----- DATA FOR THIS EXERCISE
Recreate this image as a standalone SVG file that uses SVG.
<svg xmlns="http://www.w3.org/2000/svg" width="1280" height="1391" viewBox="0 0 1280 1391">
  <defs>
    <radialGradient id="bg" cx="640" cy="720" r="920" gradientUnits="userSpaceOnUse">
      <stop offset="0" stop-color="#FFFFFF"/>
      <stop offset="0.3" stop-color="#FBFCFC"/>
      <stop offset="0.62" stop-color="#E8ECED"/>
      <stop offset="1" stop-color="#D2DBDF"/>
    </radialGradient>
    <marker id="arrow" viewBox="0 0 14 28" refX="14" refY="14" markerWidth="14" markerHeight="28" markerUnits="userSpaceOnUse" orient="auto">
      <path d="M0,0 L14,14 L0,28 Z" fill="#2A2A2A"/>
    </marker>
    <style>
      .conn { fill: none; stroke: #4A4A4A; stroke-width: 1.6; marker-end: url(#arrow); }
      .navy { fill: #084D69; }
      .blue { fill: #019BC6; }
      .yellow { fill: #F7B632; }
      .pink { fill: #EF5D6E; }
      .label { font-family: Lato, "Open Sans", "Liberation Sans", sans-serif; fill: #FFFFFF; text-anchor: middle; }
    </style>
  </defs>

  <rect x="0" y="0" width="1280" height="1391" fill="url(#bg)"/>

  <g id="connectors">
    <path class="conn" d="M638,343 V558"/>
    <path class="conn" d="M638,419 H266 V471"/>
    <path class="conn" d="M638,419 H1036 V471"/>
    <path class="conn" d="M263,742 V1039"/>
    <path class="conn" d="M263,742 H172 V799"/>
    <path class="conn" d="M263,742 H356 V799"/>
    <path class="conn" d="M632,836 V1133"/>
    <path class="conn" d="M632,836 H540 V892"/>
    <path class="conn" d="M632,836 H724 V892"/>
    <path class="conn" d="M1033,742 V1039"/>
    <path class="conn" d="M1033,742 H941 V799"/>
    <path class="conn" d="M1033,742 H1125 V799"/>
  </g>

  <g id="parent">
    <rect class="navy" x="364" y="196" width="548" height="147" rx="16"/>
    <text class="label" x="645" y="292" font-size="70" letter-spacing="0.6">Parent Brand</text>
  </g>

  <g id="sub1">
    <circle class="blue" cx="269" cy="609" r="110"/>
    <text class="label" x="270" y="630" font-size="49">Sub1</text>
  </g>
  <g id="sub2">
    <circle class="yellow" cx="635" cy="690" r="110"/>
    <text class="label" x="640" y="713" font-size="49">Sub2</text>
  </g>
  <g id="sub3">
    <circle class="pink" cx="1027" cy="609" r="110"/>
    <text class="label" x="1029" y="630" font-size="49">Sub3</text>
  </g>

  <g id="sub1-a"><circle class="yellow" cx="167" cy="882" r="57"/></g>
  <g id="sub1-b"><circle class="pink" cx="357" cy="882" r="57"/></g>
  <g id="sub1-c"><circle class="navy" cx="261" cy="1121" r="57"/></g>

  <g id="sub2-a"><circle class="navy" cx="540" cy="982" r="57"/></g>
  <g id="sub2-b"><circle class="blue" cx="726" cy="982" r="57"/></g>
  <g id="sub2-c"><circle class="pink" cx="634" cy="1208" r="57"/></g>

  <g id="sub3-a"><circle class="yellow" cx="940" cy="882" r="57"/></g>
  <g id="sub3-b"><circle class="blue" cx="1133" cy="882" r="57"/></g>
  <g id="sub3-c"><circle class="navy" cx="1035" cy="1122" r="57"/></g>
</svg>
----------
----- DATA FOR THIS EXERCISE
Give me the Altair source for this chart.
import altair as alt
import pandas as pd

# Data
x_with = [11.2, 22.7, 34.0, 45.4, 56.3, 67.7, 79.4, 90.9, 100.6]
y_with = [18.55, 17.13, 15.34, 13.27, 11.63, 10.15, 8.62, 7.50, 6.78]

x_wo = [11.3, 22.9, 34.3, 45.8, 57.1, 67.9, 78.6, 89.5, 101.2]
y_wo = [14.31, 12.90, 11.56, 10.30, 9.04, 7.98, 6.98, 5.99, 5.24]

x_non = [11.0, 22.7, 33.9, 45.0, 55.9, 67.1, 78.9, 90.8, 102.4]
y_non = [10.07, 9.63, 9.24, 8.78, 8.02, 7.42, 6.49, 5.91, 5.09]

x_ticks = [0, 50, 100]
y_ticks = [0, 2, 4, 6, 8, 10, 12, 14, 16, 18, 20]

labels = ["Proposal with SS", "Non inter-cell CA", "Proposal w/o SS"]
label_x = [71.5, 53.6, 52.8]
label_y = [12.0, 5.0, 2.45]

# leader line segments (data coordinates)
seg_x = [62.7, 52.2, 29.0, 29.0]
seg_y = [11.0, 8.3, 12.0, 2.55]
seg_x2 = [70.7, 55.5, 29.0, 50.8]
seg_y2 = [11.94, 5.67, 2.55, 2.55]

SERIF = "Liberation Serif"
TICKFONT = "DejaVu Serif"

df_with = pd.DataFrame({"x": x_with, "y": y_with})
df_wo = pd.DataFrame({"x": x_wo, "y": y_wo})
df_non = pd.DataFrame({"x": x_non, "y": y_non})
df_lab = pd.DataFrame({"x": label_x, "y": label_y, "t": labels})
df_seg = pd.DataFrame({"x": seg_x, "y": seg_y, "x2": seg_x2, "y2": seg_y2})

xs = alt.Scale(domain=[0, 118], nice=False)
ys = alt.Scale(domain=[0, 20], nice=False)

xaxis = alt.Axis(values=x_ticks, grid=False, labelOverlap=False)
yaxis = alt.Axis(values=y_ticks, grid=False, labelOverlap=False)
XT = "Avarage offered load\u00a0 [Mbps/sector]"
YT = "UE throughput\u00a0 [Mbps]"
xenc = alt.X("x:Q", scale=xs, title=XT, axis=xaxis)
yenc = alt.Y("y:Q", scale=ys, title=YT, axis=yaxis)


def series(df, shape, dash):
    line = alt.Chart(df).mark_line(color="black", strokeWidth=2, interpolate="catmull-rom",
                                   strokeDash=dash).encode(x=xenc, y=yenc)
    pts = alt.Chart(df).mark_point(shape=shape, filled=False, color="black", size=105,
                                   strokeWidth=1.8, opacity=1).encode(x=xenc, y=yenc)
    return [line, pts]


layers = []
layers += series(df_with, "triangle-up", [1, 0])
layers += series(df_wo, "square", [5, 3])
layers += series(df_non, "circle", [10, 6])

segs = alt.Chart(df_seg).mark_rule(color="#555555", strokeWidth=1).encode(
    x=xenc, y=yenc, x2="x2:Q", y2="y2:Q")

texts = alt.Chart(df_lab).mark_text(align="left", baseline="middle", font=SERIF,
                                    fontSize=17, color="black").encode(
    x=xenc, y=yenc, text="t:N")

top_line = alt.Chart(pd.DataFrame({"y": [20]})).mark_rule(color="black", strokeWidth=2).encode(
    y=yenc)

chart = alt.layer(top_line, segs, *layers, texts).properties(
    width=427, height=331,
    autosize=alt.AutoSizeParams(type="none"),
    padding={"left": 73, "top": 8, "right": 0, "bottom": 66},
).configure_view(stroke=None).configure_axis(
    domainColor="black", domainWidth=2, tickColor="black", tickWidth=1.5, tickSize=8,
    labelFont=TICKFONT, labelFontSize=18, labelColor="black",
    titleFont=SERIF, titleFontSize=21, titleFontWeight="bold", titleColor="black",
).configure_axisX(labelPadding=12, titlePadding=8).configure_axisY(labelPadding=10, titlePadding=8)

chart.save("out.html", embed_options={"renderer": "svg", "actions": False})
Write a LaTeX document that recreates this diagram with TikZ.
----------
----- DATA FOR THIS EXERCISE
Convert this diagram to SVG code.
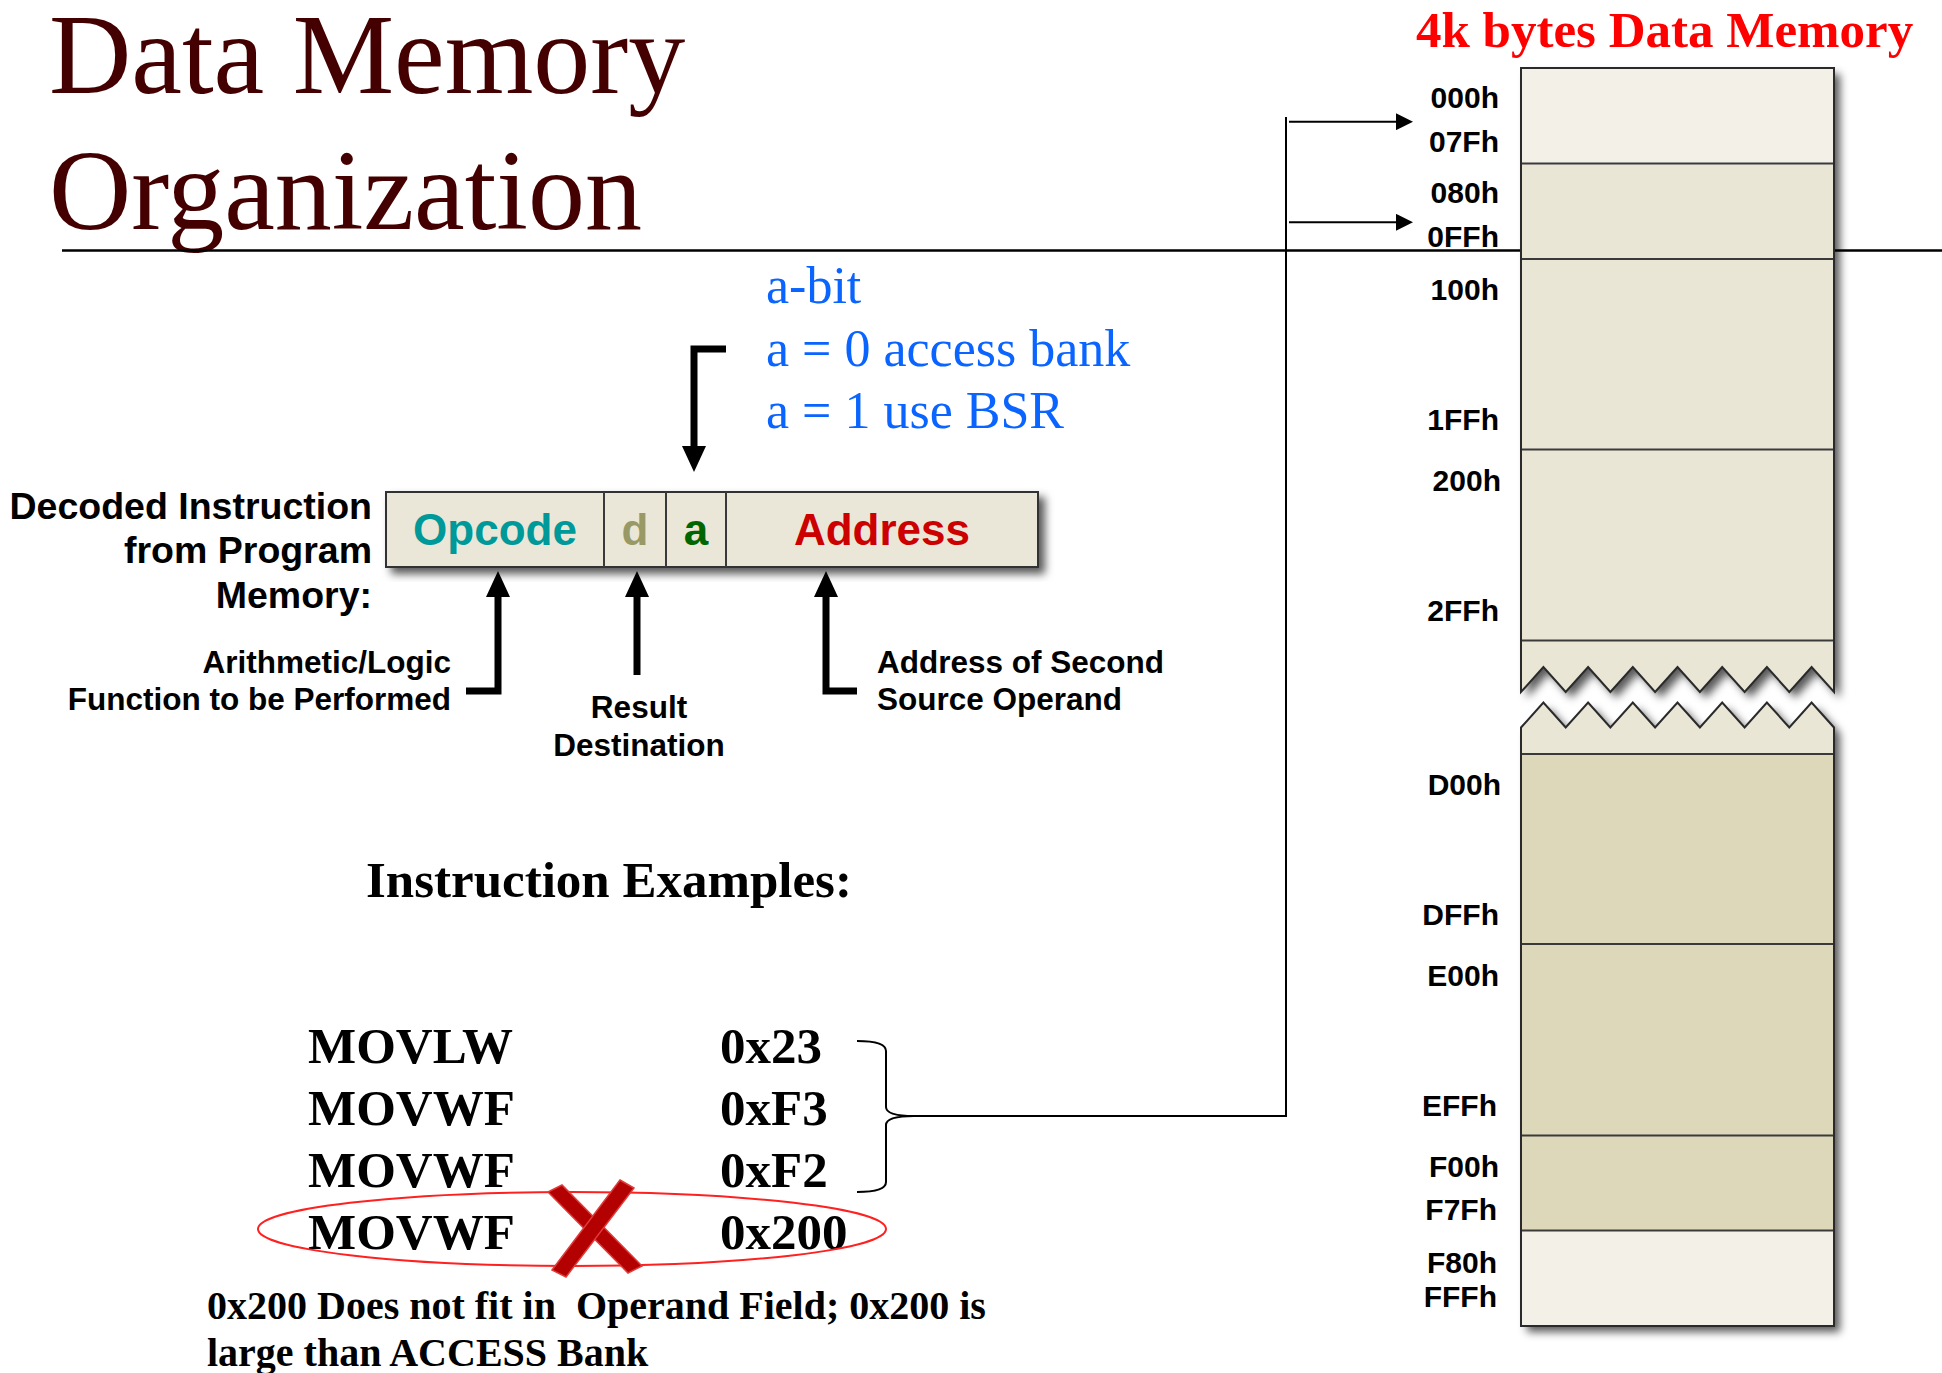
----------
[REQUEST]
Show every line where the string "that" appears.

[OUTPUT OF THE TASK]
Recreate this image as a standalone SVG file that uses SVG.
Write a LaTeX document that recreates this diagram with TikZ.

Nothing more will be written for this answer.